You have the right to take a break and speak with your attorney privately. If you feel overwhelmed, think you misspoke, or need guidance on how to handle a line of questioning, request a pause. Use this right thoughtfully — taking a break after every difficult question looks like you’re stalling, and some courts have rules about conferencing with your attorney while a question is pending. But when you genuinely need to correct a mistake or gather yourself, a private conference is one of the most valuable tools available to you.

Reviewing and Correcting the Transcript

The deposition doesn’t end when you leave the room. Under the federal rules, you have 30 days after the transcript becomes available to review it and submit corrections. This right exists because court reporters occasionally make transcription errors, and your own words may not read the way you intended them.

Corrections are submitted through what’s called an errata sheet. For each change, you identify the page and line number, state what the correction is, and explain your reason for the change. Procedural errors on the errata sheet — like missing the deadline or failing to explain your reasons — can result in your corrections being thrown out entirely.

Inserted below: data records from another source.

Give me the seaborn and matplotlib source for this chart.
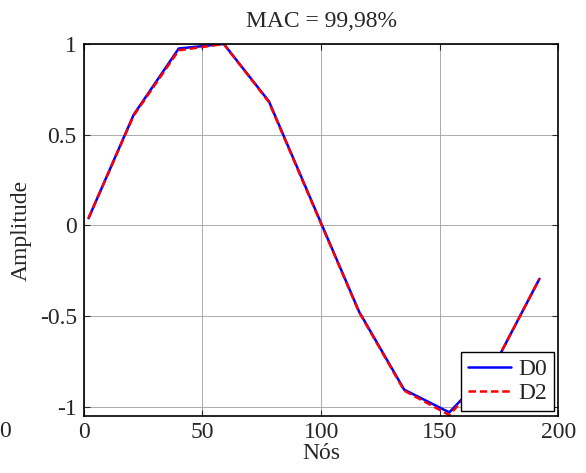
import numpy as np
import pandas as pd
import matplotlib
matplotlib.use("Agg")
import matplotlib.pyplot as plt
import seaborn as sns

# -- Data
nos = [2, 21, 40, 59, 78, 97, 116, 135, 154, 173, 192]
d0 = [0.04, 0.61, 0.975, 1.0, 0.684, 0.104, -0.475, -0.905, -1.03, -0.77, -0.294]
d2 = [0.04, 0.605, 0.965, 1.0, 0.68, 0.10, -0.478, -0.91, -1.045, -0.77, -0.294]
series = ["D0", "D2"]
x_ticks = [0, 50, 100, 150, 200]
y_ticks = [-1, -0.5, 0, 0.5, 1]
y_tick_labels = ["-1", "-0.5", "0", "0.5", "1"]

df = pd.DataFrame({
	"Nós": nos * 2,
	"Amplitude": d0 + d2,
	"serie": [series[0]] * len(nos) + [series[1]] * len(nos),
})

sns.set_style("ticks")
plt.rcParams["font.family"] = ["Liberation Serif", "DejaVu Serif"]
plt.rcParams["xtick.direction"] = "in"
plt.rcParams["ytick.direction"] = "in"

fs = 17
fig = plt.figure(figsize=(5.86, 4.73), dpi=100)
ax = fig.add_axes([0.143, 0.1205, 0.81, 0.7865])

sns.lineplot(data=df, x="Nós", y="Amplitude", hue="serie", style="serie",
	palette={"D0": "#0000ff", "D2": "#ff0000"},
	dashes={"D0": "", "D2": (3, 1.5)}, linewidth=1.8, ax=ax)

ax.set_xlim(0, 200)
ax.set_ylim(-1.05, 1)
ax.set_xticks(x_ticks)
ax.set_yticks(y_ticks)
ax.set_yticklabels(y_tick_labels)
ax.tick_params(labelsize=fs, top=True, right=True, length=4, width=0.8)
ax.tick_params(axis="y", pad=5)
ax.tick_params(axis="x", pad=4)
ax.grid(True, color="0.62", lw=0.6)
ax.set_axisbelow(True)
for s in ax.spines.values():
	s.set_linewidth(1.2)
	s.set_color("black")

ax.set_title("MAC = 99,98%", fontsize=fs, pad=12)
ax.set_xlabel("Nós", fontsize=fs, labelpad=0)
ax.set_ylabel("Amplitude", fontsize=fs, labelpad=6)

leg = ax.legend(loc="lower right", fontsize=fs, frameon=True, fancybox=False,
	framealpha=1, edgecolor="black", borderaxespad=0.2, handlelength=1.8,
	borderpad=0.3, labelspacing=0.1, handletextpad=0.3)
leg.get_frame().set_linewidth(1.0)

# -- stray tick label at the far left of the reference
fig.text(5 / 586, 1 - 431 / 473, "0", fontsize=fs, ha="center", va="center")

fig.savefig("out.png", dpi=100)
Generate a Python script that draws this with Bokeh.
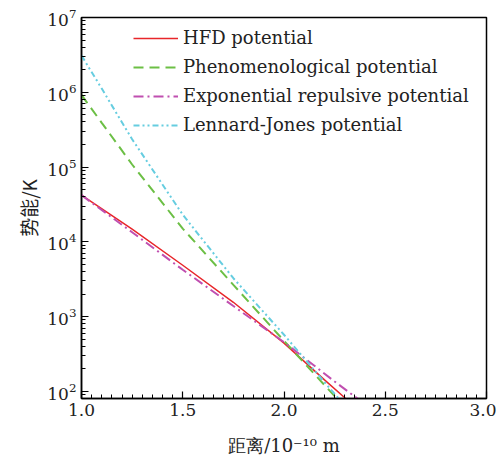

The tricky part is that courts disagree about how far these corrections can go. Some courts limit you to fixing obvious transcription errors — a misspelled name, a wrong date the reporter misheard. Other courts allow substantive changes, even ones that contradict your original testimony, as long as you provide a sufficient justification. And a third group of courts fall somewhere in the middle. If the opposing attorney believes your changes are an attempt to rewrite your testimony after the fact, they can reopen the deposition to question you about why you made the changes. The safest approach is to get it right the first time, but knowing this 30-day window exists provides a backstop for genuine errors.